Micro-interactions have become industry best practice because they provide immediate feedback for user actions. Good micro-interactions confirm that something happened, show the result of actions, and guide users toward next steps. Poor micro-interactions create uncertainty, delay feedback, or distract from primary tasks. The difference significantly impacts retention rates.

To do next:

  1. Audit for Overwhelm & Friction

    • Use behavioral analytics tools to identify where users pause, backtrack, or abandon flows. Heat mapping reveals attention patterns while session recordings show actual user confusion points. Set up automated alerts for pages with >30% immediate bounce rates.

  2. Prioritize Clear Visual Hierarchy

    • Structure content using F-pattern or Z-pattern layouts based on your interface type. Place critical actions in high-attention zones (top-left, center-right for Western audiences). Use contrast ratios of at least 4.5:1 for important elements.

  3. Design with Natural Patterns in Mind

    • Follow established scanning behaviors: F-patterns for text-heavy pages, Z-patterns for simple layouts, layer-cake patterns for card interfaces. Test your hierarchy by viewing interfaces at 50% zoom - important elements should still be immediately identifiable.

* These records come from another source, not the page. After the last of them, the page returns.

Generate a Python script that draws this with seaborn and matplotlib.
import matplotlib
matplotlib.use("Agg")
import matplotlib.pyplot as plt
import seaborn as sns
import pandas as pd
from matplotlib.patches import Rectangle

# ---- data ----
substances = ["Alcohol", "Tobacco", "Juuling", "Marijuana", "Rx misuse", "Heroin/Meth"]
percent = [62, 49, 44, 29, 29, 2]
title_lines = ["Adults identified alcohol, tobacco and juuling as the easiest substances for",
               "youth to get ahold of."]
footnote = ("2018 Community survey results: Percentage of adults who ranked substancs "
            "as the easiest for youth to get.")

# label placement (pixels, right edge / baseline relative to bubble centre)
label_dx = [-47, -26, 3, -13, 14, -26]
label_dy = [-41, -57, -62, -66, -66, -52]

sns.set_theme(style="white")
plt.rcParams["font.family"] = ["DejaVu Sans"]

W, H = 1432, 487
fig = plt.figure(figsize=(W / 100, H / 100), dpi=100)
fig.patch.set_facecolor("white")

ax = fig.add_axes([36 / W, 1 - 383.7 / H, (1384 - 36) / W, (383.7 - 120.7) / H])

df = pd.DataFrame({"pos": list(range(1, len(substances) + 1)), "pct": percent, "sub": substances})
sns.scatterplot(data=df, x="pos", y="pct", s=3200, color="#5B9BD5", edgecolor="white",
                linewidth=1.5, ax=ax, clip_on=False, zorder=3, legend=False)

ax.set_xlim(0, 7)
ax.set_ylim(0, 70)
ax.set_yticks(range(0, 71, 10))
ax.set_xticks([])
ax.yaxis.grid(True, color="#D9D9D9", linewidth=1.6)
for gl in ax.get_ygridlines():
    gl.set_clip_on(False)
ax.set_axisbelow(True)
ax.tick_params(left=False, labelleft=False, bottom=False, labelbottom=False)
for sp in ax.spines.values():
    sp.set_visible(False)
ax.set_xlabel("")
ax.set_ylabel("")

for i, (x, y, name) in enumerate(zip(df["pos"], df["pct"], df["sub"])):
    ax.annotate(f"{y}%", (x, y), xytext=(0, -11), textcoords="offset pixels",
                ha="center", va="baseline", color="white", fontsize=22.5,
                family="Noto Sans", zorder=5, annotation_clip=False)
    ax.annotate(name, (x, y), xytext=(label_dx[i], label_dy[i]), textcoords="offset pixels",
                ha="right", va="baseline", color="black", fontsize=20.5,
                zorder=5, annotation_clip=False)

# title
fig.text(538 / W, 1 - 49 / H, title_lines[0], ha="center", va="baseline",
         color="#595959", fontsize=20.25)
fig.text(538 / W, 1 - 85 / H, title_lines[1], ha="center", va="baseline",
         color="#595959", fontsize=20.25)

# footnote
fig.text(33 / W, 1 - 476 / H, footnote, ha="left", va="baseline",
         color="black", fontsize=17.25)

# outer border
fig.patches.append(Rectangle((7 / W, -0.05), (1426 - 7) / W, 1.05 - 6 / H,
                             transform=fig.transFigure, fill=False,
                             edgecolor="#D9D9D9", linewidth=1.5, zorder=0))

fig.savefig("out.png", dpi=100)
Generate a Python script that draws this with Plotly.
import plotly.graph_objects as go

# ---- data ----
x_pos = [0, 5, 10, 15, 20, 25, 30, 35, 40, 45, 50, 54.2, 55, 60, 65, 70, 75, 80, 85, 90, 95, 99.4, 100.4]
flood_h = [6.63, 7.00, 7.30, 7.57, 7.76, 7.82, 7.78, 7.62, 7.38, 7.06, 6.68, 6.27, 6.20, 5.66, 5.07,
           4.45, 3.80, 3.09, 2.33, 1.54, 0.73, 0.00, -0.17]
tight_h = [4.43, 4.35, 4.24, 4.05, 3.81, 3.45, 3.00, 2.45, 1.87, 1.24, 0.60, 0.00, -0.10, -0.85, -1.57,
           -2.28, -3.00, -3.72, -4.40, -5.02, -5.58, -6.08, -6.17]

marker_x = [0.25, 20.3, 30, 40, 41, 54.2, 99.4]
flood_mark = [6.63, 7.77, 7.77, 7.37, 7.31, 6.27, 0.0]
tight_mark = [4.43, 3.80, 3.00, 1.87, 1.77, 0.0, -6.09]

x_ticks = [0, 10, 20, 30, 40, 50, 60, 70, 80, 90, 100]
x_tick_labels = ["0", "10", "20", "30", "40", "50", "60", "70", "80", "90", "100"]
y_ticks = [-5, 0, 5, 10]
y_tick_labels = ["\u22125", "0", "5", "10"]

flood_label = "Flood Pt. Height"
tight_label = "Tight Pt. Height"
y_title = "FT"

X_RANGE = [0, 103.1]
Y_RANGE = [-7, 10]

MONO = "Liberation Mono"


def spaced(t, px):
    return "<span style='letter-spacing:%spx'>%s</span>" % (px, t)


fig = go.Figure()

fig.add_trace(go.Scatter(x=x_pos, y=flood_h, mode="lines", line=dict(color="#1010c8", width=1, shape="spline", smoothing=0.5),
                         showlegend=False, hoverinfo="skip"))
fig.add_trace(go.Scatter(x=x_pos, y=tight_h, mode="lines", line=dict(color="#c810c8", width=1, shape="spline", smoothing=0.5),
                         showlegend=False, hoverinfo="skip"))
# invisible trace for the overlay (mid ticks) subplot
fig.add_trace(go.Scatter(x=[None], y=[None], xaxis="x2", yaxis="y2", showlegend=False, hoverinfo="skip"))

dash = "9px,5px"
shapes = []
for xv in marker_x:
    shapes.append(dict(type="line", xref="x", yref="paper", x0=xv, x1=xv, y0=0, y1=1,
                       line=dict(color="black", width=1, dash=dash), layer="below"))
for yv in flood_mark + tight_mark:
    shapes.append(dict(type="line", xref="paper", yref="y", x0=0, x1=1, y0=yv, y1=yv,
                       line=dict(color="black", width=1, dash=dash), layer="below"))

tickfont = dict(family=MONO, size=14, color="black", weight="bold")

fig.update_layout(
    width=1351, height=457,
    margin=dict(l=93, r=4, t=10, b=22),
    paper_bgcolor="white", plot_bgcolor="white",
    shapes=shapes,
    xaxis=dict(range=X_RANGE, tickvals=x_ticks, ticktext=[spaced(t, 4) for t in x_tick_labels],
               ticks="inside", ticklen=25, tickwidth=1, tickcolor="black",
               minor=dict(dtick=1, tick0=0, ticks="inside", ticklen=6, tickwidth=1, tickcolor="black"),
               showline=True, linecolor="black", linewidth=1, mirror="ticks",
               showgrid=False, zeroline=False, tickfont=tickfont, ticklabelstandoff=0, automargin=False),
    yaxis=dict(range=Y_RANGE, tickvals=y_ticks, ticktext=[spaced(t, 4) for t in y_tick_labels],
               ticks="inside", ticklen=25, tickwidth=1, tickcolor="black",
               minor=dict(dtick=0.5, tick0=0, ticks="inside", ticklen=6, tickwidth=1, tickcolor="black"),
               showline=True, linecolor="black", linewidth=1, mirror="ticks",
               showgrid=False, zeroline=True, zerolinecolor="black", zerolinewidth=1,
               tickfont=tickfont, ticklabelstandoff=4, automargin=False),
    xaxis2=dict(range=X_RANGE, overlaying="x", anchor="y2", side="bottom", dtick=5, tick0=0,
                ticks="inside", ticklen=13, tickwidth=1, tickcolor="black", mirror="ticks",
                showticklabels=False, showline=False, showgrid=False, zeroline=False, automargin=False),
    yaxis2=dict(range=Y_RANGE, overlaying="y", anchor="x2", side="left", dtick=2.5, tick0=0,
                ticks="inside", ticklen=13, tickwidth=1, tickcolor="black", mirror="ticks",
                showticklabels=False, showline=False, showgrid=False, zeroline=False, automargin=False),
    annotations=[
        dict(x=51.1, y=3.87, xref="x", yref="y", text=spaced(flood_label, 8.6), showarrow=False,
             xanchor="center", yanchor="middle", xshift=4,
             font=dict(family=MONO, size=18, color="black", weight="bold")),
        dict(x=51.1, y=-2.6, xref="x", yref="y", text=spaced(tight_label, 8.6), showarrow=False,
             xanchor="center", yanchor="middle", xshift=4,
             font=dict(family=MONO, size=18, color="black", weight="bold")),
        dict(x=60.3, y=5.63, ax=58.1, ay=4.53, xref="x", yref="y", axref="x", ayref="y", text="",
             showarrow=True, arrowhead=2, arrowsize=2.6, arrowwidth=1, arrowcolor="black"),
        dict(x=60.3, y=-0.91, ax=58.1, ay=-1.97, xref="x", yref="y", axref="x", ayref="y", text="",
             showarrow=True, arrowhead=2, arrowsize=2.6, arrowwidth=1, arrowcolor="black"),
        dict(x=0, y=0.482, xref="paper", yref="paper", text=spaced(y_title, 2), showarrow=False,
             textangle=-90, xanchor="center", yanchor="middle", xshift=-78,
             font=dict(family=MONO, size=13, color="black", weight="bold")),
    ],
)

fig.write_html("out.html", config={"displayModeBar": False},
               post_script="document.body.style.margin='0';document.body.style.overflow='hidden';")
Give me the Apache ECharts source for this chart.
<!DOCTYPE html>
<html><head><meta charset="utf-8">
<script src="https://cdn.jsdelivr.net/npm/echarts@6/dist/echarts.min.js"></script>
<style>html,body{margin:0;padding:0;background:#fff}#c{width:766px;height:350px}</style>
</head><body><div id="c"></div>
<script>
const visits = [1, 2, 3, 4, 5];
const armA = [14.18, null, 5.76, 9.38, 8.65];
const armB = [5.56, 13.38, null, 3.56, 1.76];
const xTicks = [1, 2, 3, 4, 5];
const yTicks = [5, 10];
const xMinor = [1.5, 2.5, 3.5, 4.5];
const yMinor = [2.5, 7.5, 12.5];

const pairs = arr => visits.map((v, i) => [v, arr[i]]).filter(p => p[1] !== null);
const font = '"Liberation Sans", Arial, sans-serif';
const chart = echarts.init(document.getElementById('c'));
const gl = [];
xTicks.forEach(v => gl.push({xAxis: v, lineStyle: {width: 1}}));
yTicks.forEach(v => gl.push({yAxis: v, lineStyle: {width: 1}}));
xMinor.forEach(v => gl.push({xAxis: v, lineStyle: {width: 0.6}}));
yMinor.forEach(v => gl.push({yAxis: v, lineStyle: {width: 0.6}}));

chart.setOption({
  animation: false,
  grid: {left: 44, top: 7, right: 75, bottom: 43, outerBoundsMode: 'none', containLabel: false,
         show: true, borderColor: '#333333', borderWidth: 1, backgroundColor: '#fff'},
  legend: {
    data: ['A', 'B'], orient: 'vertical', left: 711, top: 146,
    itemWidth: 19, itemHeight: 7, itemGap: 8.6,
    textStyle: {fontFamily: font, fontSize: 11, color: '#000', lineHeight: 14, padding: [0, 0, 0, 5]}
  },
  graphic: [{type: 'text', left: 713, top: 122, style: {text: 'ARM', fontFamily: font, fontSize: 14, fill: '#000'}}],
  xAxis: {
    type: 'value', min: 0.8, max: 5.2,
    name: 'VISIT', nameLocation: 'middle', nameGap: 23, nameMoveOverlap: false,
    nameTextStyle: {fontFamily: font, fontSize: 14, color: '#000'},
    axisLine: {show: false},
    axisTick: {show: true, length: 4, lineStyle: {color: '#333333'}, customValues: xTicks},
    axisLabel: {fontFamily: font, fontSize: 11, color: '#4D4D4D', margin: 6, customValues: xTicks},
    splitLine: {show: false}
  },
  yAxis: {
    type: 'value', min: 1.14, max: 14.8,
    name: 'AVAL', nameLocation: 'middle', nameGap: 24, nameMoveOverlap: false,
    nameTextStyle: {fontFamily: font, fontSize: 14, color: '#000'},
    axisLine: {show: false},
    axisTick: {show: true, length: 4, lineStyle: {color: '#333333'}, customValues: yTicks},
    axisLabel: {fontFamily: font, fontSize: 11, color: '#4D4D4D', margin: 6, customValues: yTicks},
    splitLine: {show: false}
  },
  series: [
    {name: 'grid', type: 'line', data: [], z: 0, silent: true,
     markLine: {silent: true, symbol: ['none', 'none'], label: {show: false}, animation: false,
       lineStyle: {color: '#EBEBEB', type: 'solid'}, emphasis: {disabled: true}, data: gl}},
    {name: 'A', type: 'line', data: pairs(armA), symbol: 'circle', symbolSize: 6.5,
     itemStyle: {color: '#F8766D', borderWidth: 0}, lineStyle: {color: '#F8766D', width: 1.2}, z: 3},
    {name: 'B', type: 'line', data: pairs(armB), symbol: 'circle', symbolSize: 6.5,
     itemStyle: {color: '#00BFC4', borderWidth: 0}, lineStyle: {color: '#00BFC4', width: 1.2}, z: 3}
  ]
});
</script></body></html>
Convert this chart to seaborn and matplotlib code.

  4. Implement Gestalt and Micro-Interaction Best Practices

    • Group related elements using proximity (within 15px), similarity (consistent styling), and enclosure (subtle borders or backgrounds). Add micro-interactions with <200ms response times for immediate feedback on user actions.

  5. Iterate Using Real-Time Data

    • Set up continuous testing using tools like Hotjar, FullStory, or LogRocket. Focus on metrics that predict retention: time to first value, completion rates for key flows, and return visit frequency. Test one psychology principle per iteration to isolate impact.

Understanding visual processing and behavioral psychology has become essential for reducing abandonment and building lasting user engagement. Companies that design around human psychology see measurably better business outcomes than those that rely on aesthetic appeal alone.

The psychology of user abandonment follows predictable patterns based on cognitive load, visual processing, and emotional responses. Teams that learn these patterns can design experiences that feel intuitive, trustworthy, and valuable from the first interaction.